In this case, the manifestation of that goal is Impossible Foods' success in creating plant-based burgers that truly resemble the real deal. And in order to trick the naked eye and the discerning tongue, Brown has devised a means to replicate the pink interior and bleeding effect of your typical diner burger, without a single fire of a bolt gun to a cow's head.

The murder-free blood was achieved by isolating a molecule found in hemoglobin that is responsible for the iron-y, "beefy" taste that we have come to associate with steak or hamburger meat. Brown and his team also had to isolate the origins of many of the more minute notes found in meat flavor, not unlike the individual brush strokes or pixels that combine to form an image at a distance, and simultaneously recreate the "brownability" factor and the textures of muscle, fat, and tissue that connote meatiness.
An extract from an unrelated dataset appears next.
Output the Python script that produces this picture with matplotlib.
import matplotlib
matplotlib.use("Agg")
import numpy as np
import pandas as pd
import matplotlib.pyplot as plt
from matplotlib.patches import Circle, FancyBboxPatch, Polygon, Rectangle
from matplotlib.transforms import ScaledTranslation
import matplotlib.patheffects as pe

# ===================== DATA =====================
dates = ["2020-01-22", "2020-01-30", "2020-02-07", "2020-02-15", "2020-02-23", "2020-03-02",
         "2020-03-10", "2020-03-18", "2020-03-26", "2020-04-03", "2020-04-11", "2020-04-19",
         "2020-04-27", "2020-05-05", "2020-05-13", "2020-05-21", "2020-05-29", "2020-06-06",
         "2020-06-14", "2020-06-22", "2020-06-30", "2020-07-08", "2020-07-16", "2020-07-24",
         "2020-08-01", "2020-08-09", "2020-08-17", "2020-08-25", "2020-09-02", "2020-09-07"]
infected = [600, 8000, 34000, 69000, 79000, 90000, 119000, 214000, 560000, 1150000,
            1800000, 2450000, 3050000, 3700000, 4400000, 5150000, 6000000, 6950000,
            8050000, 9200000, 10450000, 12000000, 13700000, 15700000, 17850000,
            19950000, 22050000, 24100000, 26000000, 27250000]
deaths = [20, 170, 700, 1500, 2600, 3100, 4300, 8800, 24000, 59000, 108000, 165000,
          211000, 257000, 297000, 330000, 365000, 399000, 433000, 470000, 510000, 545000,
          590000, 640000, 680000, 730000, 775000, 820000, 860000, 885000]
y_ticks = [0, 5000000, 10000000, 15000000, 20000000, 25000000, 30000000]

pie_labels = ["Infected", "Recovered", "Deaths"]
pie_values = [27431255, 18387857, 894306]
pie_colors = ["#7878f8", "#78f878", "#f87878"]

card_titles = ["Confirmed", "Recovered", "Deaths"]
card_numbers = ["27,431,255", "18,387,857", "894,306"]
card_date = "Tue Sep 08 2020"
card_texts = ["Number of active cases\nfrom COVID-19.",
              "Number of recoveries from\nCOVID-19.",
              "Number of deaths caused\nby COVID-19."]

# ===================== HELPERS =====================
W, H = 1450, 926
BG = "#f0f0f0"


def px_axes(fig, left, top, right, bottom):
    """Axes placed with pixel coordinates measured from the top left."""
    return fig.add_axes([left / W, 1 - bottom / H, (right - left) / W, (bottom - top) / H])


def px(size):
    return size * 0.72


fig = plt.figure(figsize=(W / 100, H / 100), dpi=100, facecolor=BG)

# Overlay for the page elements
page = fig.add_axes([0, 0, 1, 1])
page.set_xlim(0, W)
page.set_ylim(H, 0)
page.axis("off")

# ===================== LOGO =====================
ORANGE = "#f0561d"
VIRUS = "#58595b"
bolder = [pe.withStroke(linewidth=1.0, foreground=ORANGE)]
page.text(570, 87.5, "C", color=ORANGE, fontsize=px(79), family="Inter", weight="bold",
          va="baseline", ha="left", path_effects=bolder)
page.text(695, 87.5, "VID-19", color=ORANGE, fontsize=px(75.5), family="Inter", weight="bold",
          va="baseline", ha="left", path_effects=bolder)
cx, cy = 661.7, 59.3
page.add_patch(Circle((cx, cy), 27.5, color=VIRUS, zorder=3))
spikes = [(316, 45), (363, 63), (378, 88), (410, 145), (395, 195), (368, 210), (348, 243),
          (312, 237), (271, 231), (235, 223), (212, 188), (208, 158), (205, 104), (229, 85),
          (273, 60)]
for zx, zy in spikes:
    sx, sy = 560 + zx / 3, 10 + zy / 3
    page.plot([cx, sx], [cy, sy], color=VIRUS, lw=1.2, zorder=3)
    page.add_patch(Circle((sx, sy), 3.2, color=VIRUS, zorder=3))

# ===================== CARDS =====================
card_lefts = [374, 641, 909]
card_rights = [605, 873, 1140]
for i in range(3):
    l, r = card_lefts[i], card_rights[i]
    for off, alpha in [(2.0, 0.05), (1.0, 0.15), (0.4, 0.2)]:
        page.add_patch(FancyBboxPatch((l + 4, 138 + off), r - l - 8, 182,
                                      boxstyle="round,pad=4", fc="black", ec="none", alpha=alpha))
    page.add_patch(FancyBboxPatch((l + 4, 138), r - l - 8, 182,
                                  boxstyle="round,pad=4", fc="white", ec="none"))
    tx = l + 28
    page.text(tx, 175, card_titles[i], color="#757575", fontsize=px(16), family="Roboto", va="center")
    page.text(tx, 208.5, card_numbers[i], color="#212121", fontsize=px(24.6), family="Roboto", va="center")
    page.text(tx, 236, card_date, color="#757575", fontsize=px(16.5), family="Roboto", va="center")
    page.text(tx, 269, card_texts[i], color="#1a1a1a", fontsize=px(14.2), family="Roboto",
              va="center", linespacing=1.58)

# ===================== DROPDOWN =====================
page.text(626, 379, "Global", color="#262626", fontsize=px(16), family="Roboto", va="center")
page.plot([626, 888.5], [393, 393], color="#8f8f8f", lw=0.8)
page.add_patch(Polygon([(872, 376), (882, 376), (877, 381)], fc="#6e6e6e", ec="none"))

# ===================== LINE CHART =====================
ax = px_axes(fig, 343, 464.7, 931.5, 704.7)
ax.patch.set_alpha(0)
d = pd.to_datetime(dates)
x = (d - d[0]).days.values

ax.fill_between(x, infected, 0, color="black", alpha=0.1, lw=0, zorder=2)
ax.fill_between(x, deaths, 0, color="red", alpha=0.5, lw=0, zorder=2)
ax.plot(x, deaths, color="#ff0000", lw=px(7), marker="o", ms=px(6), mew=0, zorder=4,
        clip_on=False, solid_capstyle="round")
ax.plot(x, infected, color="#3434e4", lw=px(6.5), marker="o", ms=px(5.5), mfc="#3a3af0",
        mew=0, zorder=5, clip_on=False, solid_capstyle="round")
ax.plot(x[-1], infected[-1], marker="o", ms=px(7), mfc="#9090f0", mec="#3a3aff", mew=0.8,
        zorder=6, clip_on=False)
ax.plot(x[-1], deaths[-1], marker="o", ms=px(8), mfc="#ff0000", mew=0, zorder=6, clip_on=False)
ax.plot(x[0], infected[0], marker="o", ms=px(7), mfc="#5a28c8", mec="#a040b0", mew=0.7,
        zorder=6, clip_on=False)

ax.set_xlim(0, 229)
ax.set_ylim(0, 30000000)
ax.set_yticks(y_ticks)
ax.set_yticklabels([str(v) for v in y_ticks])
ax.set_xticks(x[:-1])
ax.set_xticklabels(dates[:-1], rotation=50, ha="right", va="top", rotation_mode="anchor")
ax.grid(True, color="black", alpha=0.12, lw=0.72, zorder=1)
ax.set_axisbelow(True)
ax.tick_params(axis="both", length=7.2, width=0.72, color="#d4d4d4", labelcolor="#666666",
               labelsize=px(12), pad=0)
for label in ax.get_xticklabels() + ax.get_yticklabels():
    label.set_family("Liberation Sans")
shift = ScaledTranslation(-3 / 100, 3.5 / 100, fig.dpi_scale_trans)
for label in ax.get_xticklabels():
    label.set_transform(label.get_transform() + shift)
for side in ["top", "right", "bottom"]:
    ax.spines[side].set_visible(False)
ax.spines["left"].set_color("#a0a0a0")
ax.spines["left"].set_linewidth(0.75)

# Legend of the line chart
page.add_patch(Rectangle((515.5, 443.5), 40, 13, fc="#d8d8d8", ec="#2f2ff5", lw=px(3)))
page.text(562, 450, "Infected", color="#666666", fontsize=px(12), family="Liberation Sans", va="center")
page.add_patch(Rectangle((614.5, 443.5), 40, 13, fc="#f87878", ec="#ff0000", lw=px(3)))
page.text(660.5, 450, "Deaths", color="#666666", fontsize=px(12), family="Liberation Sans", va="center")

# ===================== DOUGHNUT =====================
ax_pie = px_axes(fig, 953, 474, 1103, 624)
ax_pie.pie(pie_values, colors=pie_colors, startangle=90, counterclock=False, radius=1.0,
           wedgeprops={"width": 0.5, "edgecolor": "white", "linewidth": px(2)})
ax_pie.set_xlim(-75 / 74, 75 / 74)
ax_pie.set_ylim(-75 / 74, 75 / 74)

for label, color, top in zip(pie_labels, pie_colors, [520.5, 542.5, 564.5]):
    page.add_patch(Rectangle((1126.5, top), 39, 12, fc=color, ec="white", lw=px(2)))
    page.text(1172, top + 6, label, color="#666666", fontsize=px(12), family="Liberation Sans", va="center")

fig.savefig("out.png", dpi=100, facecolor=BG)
Doing so required essentially starting from scratch; although seitan- and soy-based meat substitutes are certainly popular—and increasingly so—they still haven't convinced the macho men at the sports bar to give veggie burgers a second glance.

Although Impossible's burger isn't yet commercially available (and likely won't be until the end of next year, due to production costs and recipe tweaking), early tasters at WSJ remark that it's "arguably several rungs below a gourmet burger, and more akin to a turkey patty."

Food tech is taking on new meaning in Silicon Valley, as other companies such as Hampton Creek and Beyond Meat have gained market footholds with their lines of egg-free mayo and very chicken-y looking faux-chicken products, respectively. (Bill Gates was an investor in both, and was also a contributor to the approximately $75 million in venture capital raised for Impossible Foods.) In vitro meat, wherein meat is grown in labs from stem cells, has also come in and out of conversation countless times over the past decade, with researchers successfully producing it, declaring "It's here!" It has not, however, managed to make its way to consumers, primarily because it has been astronomically expensive to produce.

Regardless, much has changed in the way of the vegan food industry; its bigwigs are no longer business-minded hippies or health gurus, but lab-dwelling scientists and tech moguls.